John Godfrey was born in Massena, New York, on July 11, 1945. He graduated from Princeton in 1967 and was first published that year in Mother 8. Godfrey’s first major collection, Dabble: Poems 1966-1980, came out in 1982 from Full Court Press. He has published five collections since, including Private Lemonade (Adventures In Poetry, 2003) and City of Corners (Wave Books, 2008).
Ron Padgett has written about John Godfrey that he is “both a lyrical and metaphysical poet whose natural sense of form and disarming elegance are reminiscent of Herrick and Donne…” Michael Lally, in a review in The Village Voice, referred to Godfrey’s “brilliant blend of lyric vulnerability and hard-edged precision…” while Clark Coolidge wrote, “In a time when most poems seem overlit as sit-coms, John Godfrey stirs up the necessary darkness.” Clearly, Godfrey is a poet’s poet, in the best sense of that term, and a list of his publishers — Padgett, Anne Waldman, Larry Fagin, Kenward Elmslie, Geoffrey Young — makes clear the high regard in which Godfrey is held in these circles.

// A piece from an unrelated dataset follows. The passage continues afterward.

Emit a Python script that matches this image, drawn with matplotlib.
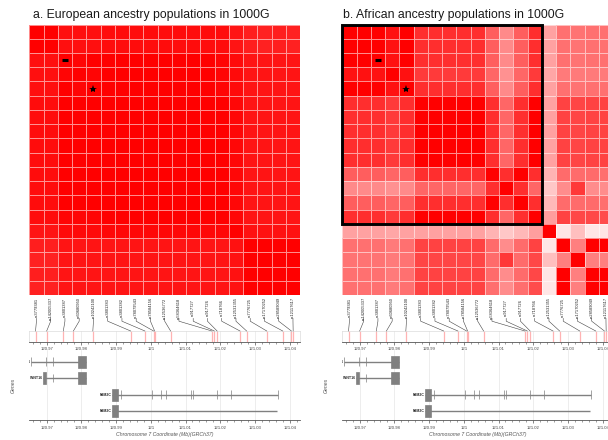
import numpy as np
import matplotlib
matplotlib.use("Agg")
import matplotlib.pyplot as plt
from matplotlib.colors import LinearSegmentedColormap
from matplotlib.patches import Rectangle
from matplotlib.ticker import MultipleLocator, FuncFormatter

plt.rcParams['font.family'] = ['Liberation Sans', 'DejaVu Sans']

# ---------------- data ----------------
snp_ids = ["rs3779381", "rs142005337", "rs3801387", "rs60680950", "rs10242100",
           "rs3801383", "rs3801382", "rs78079543", "rs78584156", "rs12536772",
           "rs58364618", "rs917727", "rs917726", "rs718766", "rs12531355",
           "rs7776725", "rs17170252", "rs28589049", "rs12117617"]
snp_pos_mb = [120.9668, 120.9700, 120.9748, 120.9777, 120.9833,
              120.9942, 120.9983, 121.0008, 121.0011, 121.0057,
              121.0176, 121.0183, 121.0191, 121.0257, 121.0276,
              121.0334, 121.0380, 121.0405, 121.0410]

# r2 matrix, European ancestry (panel a)
r2_eur = [
 [1.00, 1.00, 0.94, 0.94, 0.94, 0.95, 0.95, 0.95, 0.95, 0.95, 0.95, 0.95, 0.95, 0.95, 0.92, 0.88, 0.87, 0.88, 0.87],
 [1.00, 1.00, 0.94, 0.94, 0.94, 0.95, 0.95, 0.95, 0.95, 0.95, 0.95, 0.95, 0.95, 0.95, 0.92, 0.88, 0.87, 0.88, 0.87],
 [0.94, 0.94, 1.00, 0.98, 1.00, 1.00, 1.00, 1.00, 1.00, 1.00, 1.00, 1.00, 1.00, 0.98, 0.96, 0.92, 0.92, 0.92, 0.92],
 [0.94, 0.94, 0.98, 1.00, 0.98, 1.00, 1.00, 1.00, 1.00, 1.00, 1.00, 1.00, 1.00, 0.98, 0.96, 0.92, 0.92, 0.92, 0.92],
 [0.94, 0.94, 1.00, 0.98, 1.00, 1.00, 1.00, 1.00, 1.00, 1.00, 1.00, 1.00, 1.00, 0.98, 0.96, 0.92, 0.92, 0.92, 0.92],
 [0.95, 0.95, 1.00, 1.00, 1.00, 1.00, 1.00, 1.00, 1.00, 1.00, 1.00, 1.00, 1.00, 1.00, 0.97, 0.92, 0.92, 0.92, 0.92],
 [0.95, 0.95, 1.00, 1.00, 1.00, 1.00, 1.00, 1.00, 1.00, 1.00, 1.00, 1.00, 1.00, 1.00, 0.97, 0.92, 0.92, 0.92, 0.92],
 [0.95, 0.95, 1.00, 1.00, 1.00, 1.00, 1.00, 1.00, 1.00, 1.00, 1.00, 1.00, 1.00, 1.00, 0.97, 0.92, 0.92, 0.92, 0.92],
 [0.95, 0.95, 1.00, 1.00, 1.00, 1.00, 1.00, 1.00, 1.00, 1.00, 1.00, 1.00, 1.00, 1.00, 0.97, 0.92, 0.92, 0.92, 0.92],
 [0.95, 0.95, 1.00, 1.00, 1.00, 1.00, 1.00, 1.00, 1.00, 1.00, 1.00, 1.00, 1.00, 1.00, 0.97, 0.92, 0.92, 0.92, 0.92],
 [0.95, 0.95, 1.00, 1.00, 1.00, 1.00, 1.00, 1.00, 1.00, 1.00, 1.00, 1.00, 1.00, 1.00, 0.97, 0.92, 0.92, 0.92, 0.92],
 [0.95, 0.95, 1.00, 1.00, 1.00, 1.00, 1.00, 1.00, 1.00, 1.00, 1.00, 1.00, 1.00, 1.00, 0.97, 0.92, 0.92, 0.92, 0.92],
 [0.95, 0.95, 1.00, 1.00, 1.00, 1.00, 1.00, 1.00, 1.00, 1.00, 1.00, 1.00, 1.00, 1.00, 0.97, 0.92, 0.92, 0.92, 0.92],
 [0.95, 0.95, 0.98, 0.98, 0.98, 1.00, 1.00, 1.00, 1.00, 1.00, 1.00, 1.00, 1.00, 1.00, 0.97, 0.92, 0.92, 0.92, 0.92],
 [0.92, 0.92, 0.96, 0.96, 0.96, 0.97, 0.97, 0.97, 0.97, 0.97, 0.97, 0.97, 0.97, 0.97, 1.00, 0.93, 0.93, 0.93, 0.93],
 [0.88, 0.88, 0.92, 0.92, 0.92, 0.92, 0.92, 0.92, 0.92, 0.92, 0.92, 0.92, 0.92, 0.92, 0.93, 1.00, 1.00, 1.00, 1.00],
 [0.87, 0.87, 0.92, 0.92, 0.92, 0.92, 0.92, 0.92, 0.92, 0.92, 0.92, 0.92, 0.92, 0.92, 0.93, 1.00, 1.00, 1.00, 1.00],
 [0.88, 0.88, 0.92, 0.92, 0.92, 0.92, 0.92, 0.92, 0.92, 0.92, 0.92, 0.92, 0.92, 0.92, 0.93, 1.00, 1.00, 1.00, 1.00],
 [0.87, 0.87, 0.92, 0.92, 0.92, 0.92, 0.92, 0.92, 0.92, 0.92, 0.92, 0.92, 0.92, 0.92, 0.93, 1.00, 1.00, 1.00, 1.00],
]

# r2 matrix, African ancestry (panel b)
r2_afr = [
 [1.00, 1.00, 1.00, 0.93, 1.00, 0.82, 0.82, 0.82, 0.82, 0.82, 0.63, 0.46, 0.63, 0.82, 0.37, 0.56, 0.55, 0.56, 0.56],
 [1.00, 1.00, 1.00, 0.93, 1.00, 0.82, 0.82, 0.82, 0.82, 0.82, 0.63, 0.46, 0.63, 0.82, 0.37, 0.56, 0.55, 0.56, 0.56],
 [1.00, 1.00, 1.00, 0.93, 1.00, 0.82, 0.82, 0.82, 0.82, 0.82, 0.63, 0.46, 0.63, 0.82, 0.37, 0.56, 0.55, 0.56, 0.56],
 [0.93, 0.93, 0.93, 1.00, 0.93, 0.77, 0.77, 0.77, 0.77, 0.77, 0.60, 0.43, 0.60, 0.77, 0.35, 0.52, 0.52, 0.52, 0.52],
 [1.00, 1.00, 1.00, 0.93, 1.00, 0.82, 0.82, 0.82, 0.82, 0.82, 0.63, 0.46, 0.63, 0.82, 0.37, 0.56, 0.55, 0.56, 0.56],
 [0.82, 0.82, 0.82, 0.77, 0.82, 1.00, 1.00, 1.00, 1.00, 1.00, 0.82, 0.60, 0.82, 1.00, 0.37, 0.74, 0.73, 0.74, 0.74],
 [0.82, 0.82, 0.82, 0.77, 0.82, 1.00, 1.00, 1.00, 1.00, 1.00, 0.82, 0.60, 0.82, 1.00, 0.37, 0.74, 0.73, 0.74, 0.74],
 [0.82, 0.82, 0.82, 0.77, 0.82, 1.00, 1.00, 1.00, 1.00, 1.00, 0.82, 0.60, 0.82, 1.00, 0.37, 0.74, 0.73, 0.74, 0.74],
 [0.82, 0.82, 0.82, 0.77, 0.82, 1.00, 1.00, 1.00, 1.00, 1.00, 0.82, 0.60, 0.82, 1.00, 0.37, 0.74, 0.73, 0.74, 0.74],
 [0.82, 0.82, 0.82, 0.77, 0.82, 1.00, 1.00, 1.00, 1.00, 1.00, 0.82, 0.60, 0.82, 1.00, 0.37, 0.74, 0.73, 0.74, 0.74],
 [0.63, 0.63, 0.63, 0.60, 0.63, 0.82, 0.82, 0.82, 0.82, 0.82, 1.00, 0.82, 1.00, 0.82, 0.30, 0.58, 0.58, 0.58, 0.57],
 [0.46, 0.46, 0.46, 0.43, 0.46, 0.60, 0.60, 0.60, 0.60, 0.60, 0.82, 1.00, 0.82, 0.60, 0.22, 0.45, 0.78, 0.45, 0.45],
 [0.63, 0.63, 0.63, 0.60, 0.63, 0.82, 0.82, 0.82, 0.82, 0.82, 1.00, 0.82, 1.00, 0.82, 0.28, 0.58, 0.58, 0.58, 0.57],
 [0.82, 0.82, 0.82, 0.77, 0.82, 1.00, 1.00, 1.00, 1.00, 1.00, 0.82, 0.60, 0.82, 1.00, 0.38, 0.74, 0.72, 0.72, 0.70],
 [0.37, 0.37, 0.37, 0.35, 0.37, 0.37, 0.37, 0.37, 0.37, 0.37, 0.30, 0.22, 0.28, 0.38, 1.00, 0.10, 0.25, 0.10, 0.10],
 [0.56, 0.56, 0.56, 0.52, 0.56, 0.74, 0.74, 0.74, 0.74, 0.74, 0.58, 0.45, 0.58, 0.74, 0.10, 1.00, 0.50, 1.00, 1.00],
 [0.55, 0.55, 0.55, 0.52, 0.55, 0.73, 0.73, 0.73, 0.73, 0.73, 0.58, 0.78, 0.58, 0.72, 0.25, 0.50, 1.00, 0.50, 0.50],
 [0.56, 0.56, 0.56, 0.52, 0.56, 0.74, 0.74, 0.74, 0.74, 0.74, 0.58, 0.45, 0.58, 0.72, 0.10, 1.00, 0.50, 1.00, 1.00],
 [0.56, 0.56, 0.56, 0.52, 0.56, 0.74, 0.74, 0.74, 0.74, 0.74, 0.57, 0.45, 0.57, 0.70, 0.10, 1.00, 0.50, 1.00, 1.00],
]

panel_titles = ["a. European ancestry populations in 1000G",
                "b. African ancestry populations in 1000G"]
dash_snp = 2      # index of SNP marked with "-"
star_snp = 4      # index of SNP marked with "*"
block_size_afr = 14   # highlighted LD block in panel b

# gene transcripts: name, row, transcript span, exons (start, end) in Mb
transcripts = [
    ("WNT16", 0, 120.96542, 120.98124,
     [(120.96542, 120.96552), (120.96968, 120.96975), (120.97170, 120.97177), (120.97890, 120.98124)]),
    ("WNT16", 1, 120.96900, 120.98124,
     [(120.96900, 120.96968), (120.97170, 120.97177), (120.97890, 120.98124)]),
    ("FAM3C", 2, 120.98891, 121.03657,
     [(120.98891, 120.99063), (120.99130, 120.99137), (121.00023, 121.00030), (121.00300, 121.00307),
      (121.00426, 121.00433), (121.01147, 121.01154), (121.01204, 121.01211), (121.01905, 121.01912),
      (121.02317, 121.02324), (121.03650, 121.03657)]),
    ("FAM3C", 3, 120.98891, 121.03640,
     [(120.98891, 120.99063)]),
]

x_range_mb = (120.965, 121.043)

# ---------------- figure ----------------
W, H = 608, 440
fig = plt.figure(figsize=(W / 100, H / 100), dpi=100)
fig.patch.set_facecolor("white")


def px_axes(x, y, w, h):
    return fig.add_axes([x / W, 1 - (y + h) / H, w / W, h / H])


cmap = LinearSegmentedColormap.from_list("ldred", ["#ffffff", "#ff0000"])
n = len(snp_ids)
dxs = [0.0, 313.0]
title_x = [33.3, 342.7]
hm_left = 29.3
hm_w = 270.8
fmt = FuncFormatter(lambda v, p: ("%.2f" % v).rstrip("0").rstrip("."))

for k, (mat, dx) in enumerate(zip([r2_eur, r2_afr], dxs)):
    L = hm_left + dx
    # heatmap
    ax = px_axes(L, 24.5, hm_w, 270.5)
    ax.pcolormesh(np.arange(n + 1), np.arange(n + 1), np.array(mat), cmap=cmap,
                  vmin=0, vmax=1, edgecolors=(1, 1, 1, 0.55), linewidth=0.7)
    ax.set_xlim(0, n)
    ax.set_ylim(n, 0)
    ax.axis("off")
    ax.plot([dash_snp + 0.5], [dash_snp + 0.5], marker="_", ms=4.5, mew=2.2, color="black")
    ax.plot([star_snp + 0.5], [star_snp + 0.5], marker="*", ms=6, color="black", mew=0)
    if k == 1:
        ax.add_patch(Rectangle((0, 0), block_size_afr, block_size_afr, fill=False,
                               ec="black", lw=2.1, clip_on=False, zorder=5))
    fig.text(title_x[k] / W, 1 - 15 / H, panel_titles[k], fontsize=8.8,
             color="#1a1a1a", va="center", ha="left")

    # position track
    axt = px_axes(L, 331, hm_w, 10.8)
    axt.set_xlim(*x_range_mb)
    axt.set_ylim(0, 1)
    axt.set_yticks([])
    for s in ["top", "left", "right"]:
        axt.spines[s].set_color("#dcdcdc")
        axt.spines[s].set_linewidth(0.5)
    axt.spines["bottom"].set_color("#555555")
    axt.spines["bottom"].set_linewidth(0.6)
    axt.xaxis.set_major_locator(MultipleLocator(0.01))
    axt.xaxis.set_minor_locator(MultipleLocator(0.002))
    axt.xaxis.set_major_formatter(fmt)
    axt.tick_params(axis="x", which="major", length=2.5, width=0.5, colors="#555555",
                    labelsize=3.1, pad=1.5, labelcolor="#444444")
    axt.tick_params(axis="x", which="minor", length=1.5, width=0.4, colors="#555555")
    axt.grid(axis="x", which="major", color="#e8e8e8", lw=0.5)
    axt.vlines(snp_pos_mb, 0, 1, colors="#ffb3b3", lw=0.9)

    # connectors and SNP labels
    axc = px_axes(L, 296, hm_w, 35)
    axc.set_xlim(*x_range_mb)
    axc.set_ylim(1, 0)
    axc.axis("off")
    inv = axc.transData.inverted()
    for i, (name, pos) in enumerate(zip(snp_ids, snp_pos_mb)):
        xd = ax.transData.transform((i + 0.5, 0))[0]
        xc = inv.transform((xd, 0))[0]
        axc.plot([xc, xc, pos], [0.64, 0.72, 1.0], color="#444444", lw=0.4,
                 clip_on=False, solid_joinstyle="round")
        axc.text(xc, 0.34, name, rotation=90, fontsize=2.9, ha="center", va="center",
                 color="#222222")

    # gene track
    axg = px_axes(L, 350, hm_w, 70)
    axg.set_xlim(*x_range_mb)
    axg.set_ylim(3.55, -0.71)
    axg.set_yticks([])
    for s in ["top", "left", "right"]:
        axg.spines[s].set_visible(False)
    axg.spines["bottom"].set_color("#555555")
    axg.spines["bottom"].set_linewidth(0.6)
    axg.xaxis.set_major_locator(MultipleLocator(0.01))
    axg.xaxis.set_minor_locator(MultipleLocator(0.002))
    axg.xaxis.set_major_formatter(fmt)
    axg.tick_params(axis="x", which="major", length=2.5, width=0.5, colors="#555555",
                    labelsize=3.1, pad=1.5, labelcolor="#444444")
    axg.tick_params(axis="x", which="minor", length=1.5, width=0.4, colors="#555555")
    axg.grid(axis="x", which="major", color="#e6e6e6", lw=0.5)
    axg.set_axisbelow(True)
    axg.set_xlabel("Chromosome 7 Coordinate (Mb)(GRCh37)", fontsize=3.7,
                   style="italic", color="#555555", labelpad=1.5)
    axg.set_ylabel("Genes", fontsize=3.7, style="italic", color="#555555", labelpad=10)
    for name, row, t0, t1, exons in transcripts:
        axg.hlines(row, t0, t1, color="#808080", lw=1.0, zorder=3)
        for e0, e1 in exons:
            hgt = 0.73 if (e1 - e0) > 0.0005 else 0.52
            axg.add_patch(Rectangle((e0, row - hgt / 2), max(e1 - e0, 0.00007), hgt,
                                    fc="#808080", ec="#808080", lw=0.5, zorder=4))
        axg.text(t0 - 0.0003, row, name, fontsize=2.5, fontweight="bold", ha="right",
                 va="center", color="#222222", clip_on=True)

fig.savefig("out.png", dpi=100)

That Godfrey’s name is not so well known outside of the poetry world may be due to another element of his poetry, one that keeps it on this side of modern art — his reluctance to spell things out, his aversion to narrative. His poems are full of hints of narratives; fragments, details, of New York stories are glimpsed, scented, but the poet rarely allows himself, or the reader, the comfort of settling in for a coherent tale. Instead, one is kept slightly off-balance, as if in a dance with the poet, who is always leading, the reader or listener following, until the music comes to an end.
What keeps the game going is Godfrey’s unerring ear for that music, for the precise tense and mood of verb, for speech as sound. Whatever its source, the language is processed through Godfrey’s delicate instrument of taste. Some of the language might be overheard, but mainly we are treated the interior monologue of a suave, debonair, street-smart man-about-town.

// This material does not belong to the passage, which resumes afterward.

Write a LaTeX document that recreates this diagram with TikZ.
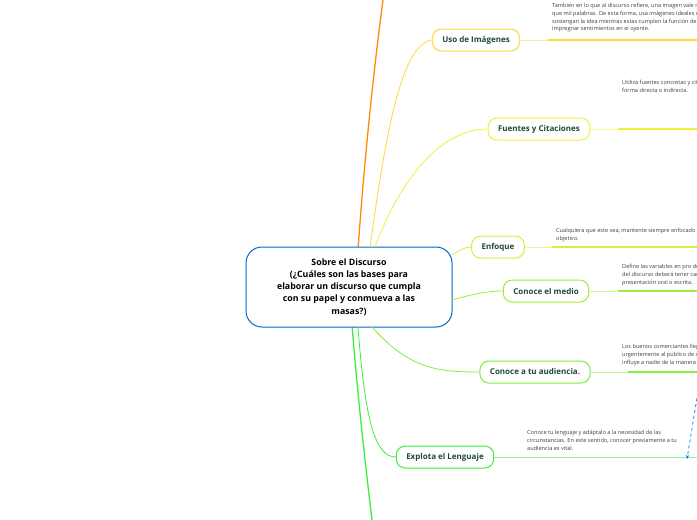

In an early poem, “Love Peon,” Godfrey does a modern take on John Donne:
I would be a speck on her tongue, an invisible moistness
high on her thigh, a charged humidity of fur!
I would disappear for her, I would murder her and
carry her stiff on my shoulder through flaming tenements!
We must touch nipples and fold our hairs together
and the twisted coathangers in my chest will strengthen
rather than drill my heart—I come into my hand
and pour it into my mouth, which I imagine is hers!
Godfrey is excellent at pinning a street scene, à la Lou Reed circa “Waiting For My Man” meets Frank O’Hara circa “A Step Away From Them” as in Godfrey’s poem “The Avenue And The United States” from his 1988 book Midnight On Your Left:
single bell of morning
Pure of kids from the ‘burbs
loungers chic about
the bar door corner
German glossy slut for pose
sprawled dark glasses
articulates some mastered humor
literacy a vulnerable cheek
added to her allure
In his most recent poems, Godfrey has gotten even more condensed, more elliptical. It’s all still there, the New York sky, the heat and humidity, the denizens he encounters and notices, particularly female, particularly dark-skinned, though he (the I of the poems) seems to deal, too, with the dudes. But it is the romance of encounter, the incompleteness of it, but also the roundedness, outside light countered by inside shadow, where lust is played against music whose rhythm, though translated, is always appropriate, and whose colors gleam through the darkness. Please welcome John Godfrey to Dia.